Despite being a farmer for over 10years, Adegoke is still unable to improve his livelihood and does not want any of his seven children to be a farmer.

“For many years I have worked so hard on my farm and yet I have very little to show for the hard work,” he told BusinessDay.

This is because he has recorded a particular yield per hectare over these periods, as he is unable to find the right hybrid seeds and seedlings for cultivation.

In the past, he has purchased several seeds labelled as hybrid from the market only to later discover that they are adulterated or fake.

This forced Adegoke to result to replanting the grains harvested from his farm for maize and vegetable production as well as stems for cassava.

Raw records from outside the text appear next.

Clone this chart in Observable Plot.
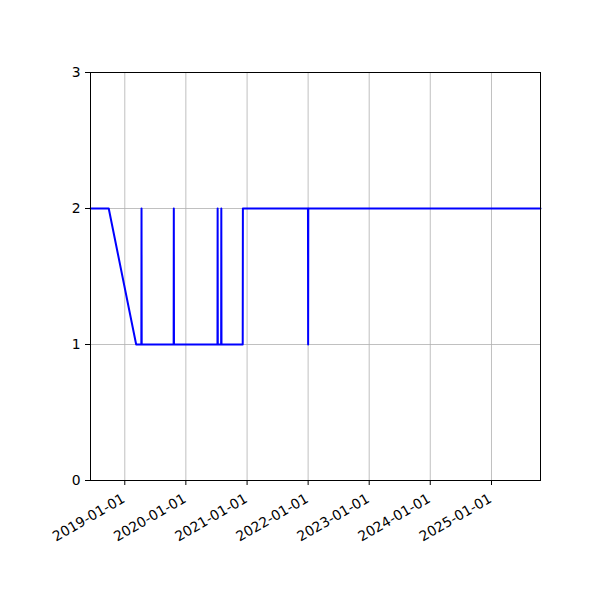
<!DOCTYPE html>
<html>
<head>
<meta charset="utf-8">
<script src="https://cdn.jsdelivr.net/npm/d3@7"></script>
<script src="https://cdn.jsdelivr.net/npm/@observablehq/plot@0.6"></script>
<style>
  body { margin: 0; background: #fff; }
  svg { font-family: "DejaVu Sans", sans-serif; }
</style>
</head>
<body>
<div id="chart"></div>
<script>
const dates = ["2018-06-10","2018-09-27","2019-03-10","2019-04-10","2019-04-11","2019-04-12",
  "2019-10-20","2019-10-21","2019-10-22","2020-07-08","2020-07-09","2020-07-10",
  "2020-07-30","2020-07-31","2020-08-01","2020-12-06","2020-12-07","2021-12-31",
  "2022-01-01","2022-01-02","2025-10-21"];
const values = [2,2,1,1,2,1,1,2,1,1,2,1,1,2,1,1,2,2,1,2,2];
const xTicks = ["2019-01-01","2020-01-01","2021-01-01","2022-01-01","2023-01-01","2024-01-01","2025-01-01"];
const yTicks = [0,1,2,3];

const data = dates.map((d, i) => ({date: new Date(d + "T00:00:00Z"), value: values[i]}));
const xTickDates = xTicks.map(d => new Date(d + "T00:00:00Z"));

const chart = Plot.plot({
  width: 600,
  height: 600,
  marginLeft: 90,
  marginRight: 60,
  marginTop: 72,
  marginBottom: 120,
  style: {fontSize: "13.9px", fontFamily: "DejaVu Sans, sans-serif", color: "black", background: "white"},
  x: {type: "utc", domain: [data[0].date, data[data.length - 1].date]},
  y: {domain: [0, 3]},
  marks: [
    Plot.gridX(xTickDates, {stroke: "#b0b0b0", strokeOpacity: 1, strokeWidth: 0.8}),
    Plot.gridY(yTicks, {stroke: "#b0b0b0", strokeOpacity: 1, strokeWidth: 0.8}),
    Plot.lineY(data, {x: "date", y: "value", stroke: "#0000ff", strokeWidth: 2}),
    Plot.frame({stroke: "black", strokeWidth: 1}),
    Plot.axisX(xTickDates, {tickFormat: () => "", tickSize: 5, label: null}),
    Plot.axisX(xTickDates, {tickFormat: d3.utcFormat("%Y-%m-%d"), tickRotate: -30, tickSize: 0, tickPadding: 9, dx: -1, dy: 8, label: null, fontSize: 13.9}),
    Plot.axisY(yTicks, {tickFormat: d => String(d), tickSize: 5, tickPadding: 5, label: null, fontSize: 13.9})
  ]
});
document.getElementById("chart").appendChild(chart);
</script>
</body>
</html>
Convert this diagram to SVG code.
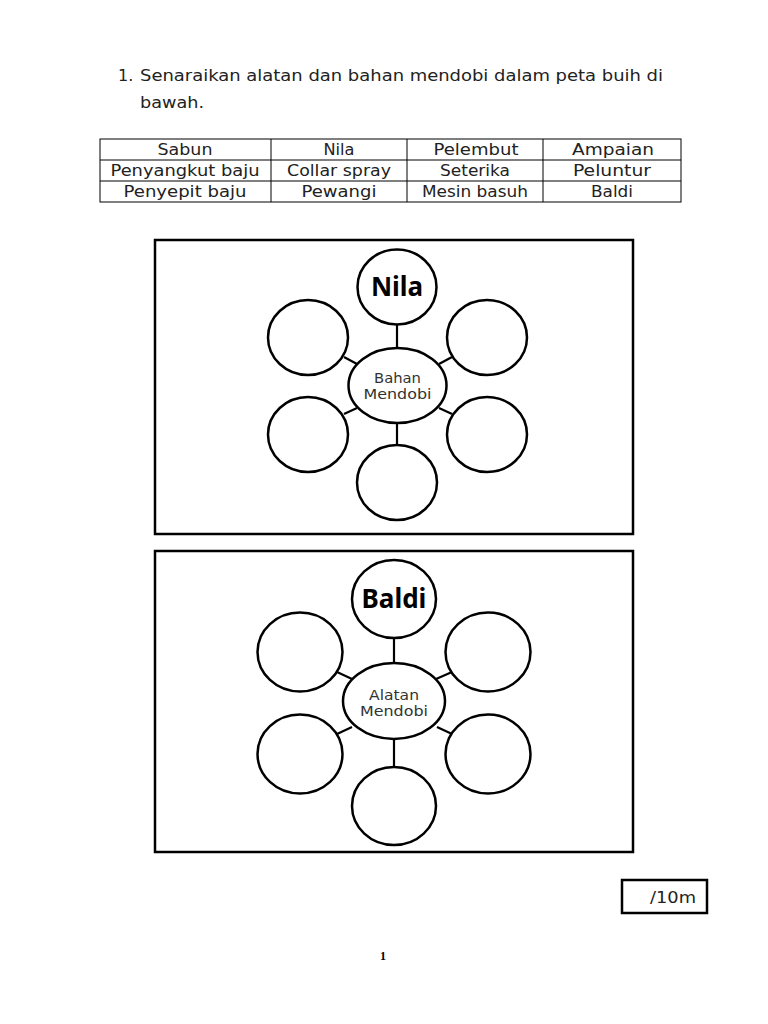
<svg xmlns="http://www.w3.org/2000/svg" width="768" height="1024" viewBox="0 0 768 1024">
<style>
.t{font-family:"DejaVu Sans","Liberation Sans",sans-serif;font-size:15px;fill:#222;}
.q{font-family:"DejaVu Sans","Liberation Sans",sans-serif;font-size:16px;fill:#222;}
.cell{text-anchor:middle;}
.bub{fill:#fff;stroke:#000;stroke-width:2.5;}
.frame{fill:none;stroke:#000;stroke-width:2.5;}
.con line{stroke:#000;stroke-width:2.2;}
.hub{font-family:"DejaVu Sans","Liberation Sans",sans-serif;font-size:14px;fill:#333;text-anchor:middle;}
.big{font-family:"Noto Sans","Open Sans",sans-serif;font-weight:bold;font-size:26px;fill:#000;text-anchor:middle;}
.grid{stroke:#000;stroke-width:1;fill:none;}
</style>
<rect width="768" height="1024" fill="#fff"/>
<g id="question">
<text class="q" x="118" y="81">1.</text>
<text class="q" x="140" y="81" textLength="523" lengthAdjust="spacingAndGlyphs">Senaraikan alatan dan bahan mendobi dalam peta buih di</text>
<text class="q" x="140" y="108" textLength="64" lengthAdjust="spacingAndGlyphs">bawah.</text>
</g>
<g id="table">
<rect class="grid" x="100" y="139" width="581" height="63"/>
<line class="grid" x1="100" y1="160" x2="681" y2="160"/>
<line class="grid" x1="100" y1="181" x2="681" y2="181"/>
<line class="grid" x1="271" y1="139" x2="271" y2="202"/>
<line class="grid" x1="407" y1="139" x2="407" y2="202"/>
<line class="grid" x1="543" y1="139" x2="543" y2="202"/>
<text class="t cell" x="185" y="155" textLength="55" lengthAdjust="spacingAndGlyphs">Sabun</text>
<text class="t cell" x="339" y="155" textLength="31" lengthAdjust="spacingAndGlyphs">Nila</text>
<text class="t cell" x="476" y="155" textLength="85" lengthAdjust="spacingAndGlyphs">Pelembut</text>
<text class="t cell" x="613" y="155" textLength="82" lengthAdjust="spacingAndGlyphs">Ampaian</text>
<text class="t cell" x="185" y="176" textLength="149" lengthAdjust="spacingAndGlyphs">Penyangkut baju</text>
<text class="t cell" x="339" y="176" textLength="104" lengthAdjust="spacingAndGlyphs">Collar spray</text>
<text class="t cell" x="475" y="176" textLength="70" lengthAdjust="spacingAndGlyphs">Seterika</text>
<text class="t cell" x="612" y="176" textLength="78" lengthAdjust="spacingAndGlyphs">Peluntur</text>
<text class="t cell" x="185" y="197" textLength="123" lengthAdjust="spacingAndGlyphs">Penyepit baju</text>
<text class="t cell" x="339" y="197" textLength="75" lengthAdjust="spacingAndGlyphs">Pewangi</text>
<text class="t cell" x="475" y="197" textLength="106" lengthAdjust="spacingAndGlyphs">Mesin basuh</text>
<text class="t cell" x="612" y="197" textLength="42" lengthAdjust="spacingAndGlyphs">Baldi</text>
</g>
<rect id="frame1" class="frame" x="155" y="240" width="478" height="294"/>
<g class="con" id="connectors1">
<line x1="397" y1="325" x2="397" y2="348"/>
<line x1="344" y1="357" x2="357" y2="364"/>
<line x1="439" y1="364" x2="452" y2="357"/>
<line x1="344" y1="414" x2="357" y2="408"/>
<line x1="439" y1="408" x2="452" y2="414"/>
<line x1="397" y1="423" x2="397" y2="445"/>
</g>
<g id="nila"><ellipse class="bub" cx="397" cy="287" rx="39.5" ry="37.5"/><text class="big" x="397" y="296">Nila</text></g>
<g id="bahan"><ellipse class="bub" cx="397.5" cy="385.5" rx="49" ry="37.5"/><text class="hub" x="397.5" y="383" textLength="47" lengthAdjust="spacingAndGlyphs">Bahan</text><text class="hub" x="397.5" y="399" textLength="68" lengthAdjust="spacingAndGlyphs">Mendobi</text></g>
<g id="b1ul"><ellipse class="bub" cx="308" cy="337.5" rx="40" ry="37.5"/></g>
<g id="b1ur"><ellipse class="bub" cx="487" cy="337.5" rx="40" ry="37.5"/></g>
<g id="b1ll"><ellipse class="bub" cx="308" cy="434.5" rx="40" ry="37.5"/></g>
<g id="b1lr"><ellipse class="bub" cx="487" cy="434.5" rx="40" ry="37.5"/></g>
<g id="b1b"><ellipse class="bub" cx="397" cy="482.5" rx="40" ry="37.5"/></g>
<rect id="frame2" class="frame" x="155" y="551" width="478" height="301"/>
<g class="con" id="connectors2">
<line x1="394" y1="638" x2="394" y2="663"/>
<line x1="337" y1="672" x2="352" y2="679"/>
<line x1="436" y1="679" x2="452" y2="672"/>
<line x1="337" y1="734" x2="352" y2="727"/>
<line x1="437" y1="727" x2="452" y2="734"/>
<line x1="394" y1="739" x2="394" y2="767"/>
</g>
<g id="baldi"><ellipse class="bub" cx="394" cy="599" rx="42" ry="39"/><text class="big" x="394" y="608">Baldi</text></g>
<g id="alatan"><ellipse class="bub" cx="394" cy="701" rx="51" ry="38"/><text class="hub" x="394" y="700" textLength="50" lengthAdjust="spacingAndGlyphs">Alatan</text><text class="hub" x="394" y="716" textLength="68" lengthAdjust="spacingAndGlyphs">Mendobi</text></g>
<g id="b2ul"><ellipse class="bub" cx="300" cy="652" rx="42.5" ry="39.5"/></g>
<g id="b2ur"><ellipse class="bub" cx="488" cy="652" rx="42.5" ry="39.5"/></g>
<g id="b2ll"><ellipse class="bub" cx="300" cy="754" rx="42.5" ry="39.5"/></g>
<g id="b2lr"><ellipse class="bub" cx="488" cy="754" rx="42.5" ry="39.5"/></g>
<g id="b2b"><ellipse class="bub" cx="394" cy="806" rx="42" ry="39"/></g>
<g id="score"><rect x="622" y="880" width="85" height="33" fill="none" stroke="#000" stroke-width="2.5"/><text class="q" x="650" y="903" textLength="46" lengthAdjust="spacingAndGlyphs">/10m</text></g>
<text x="383" y="960" font-family="Liberation Serif,serif" font-weight="bold" font-size="12" text-anchor="middle" fill="#000">1</text>
</svg>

As a result, he has maintained 1.2MT tons per hectare for maize and 2MTtons per hectare for cassava, when his peers in other African countries are growing between 3MT and 6MT per hectare.

The situation has made Adegoke income remains’ perpetually low with it having a negative impact on his livelihood.

Data from the Food and Agricultural Organisation (FAO) shows that Nigeria records the least yield per hectare among its peers.  For tomatoes, the average yield per hectare in Nigeria is 7 metric tons (MT), Kenya’s average yield for the crop is 20MT, Ghana tomato yield is 8MT and South Africa’s average yield for the crop is 76MT.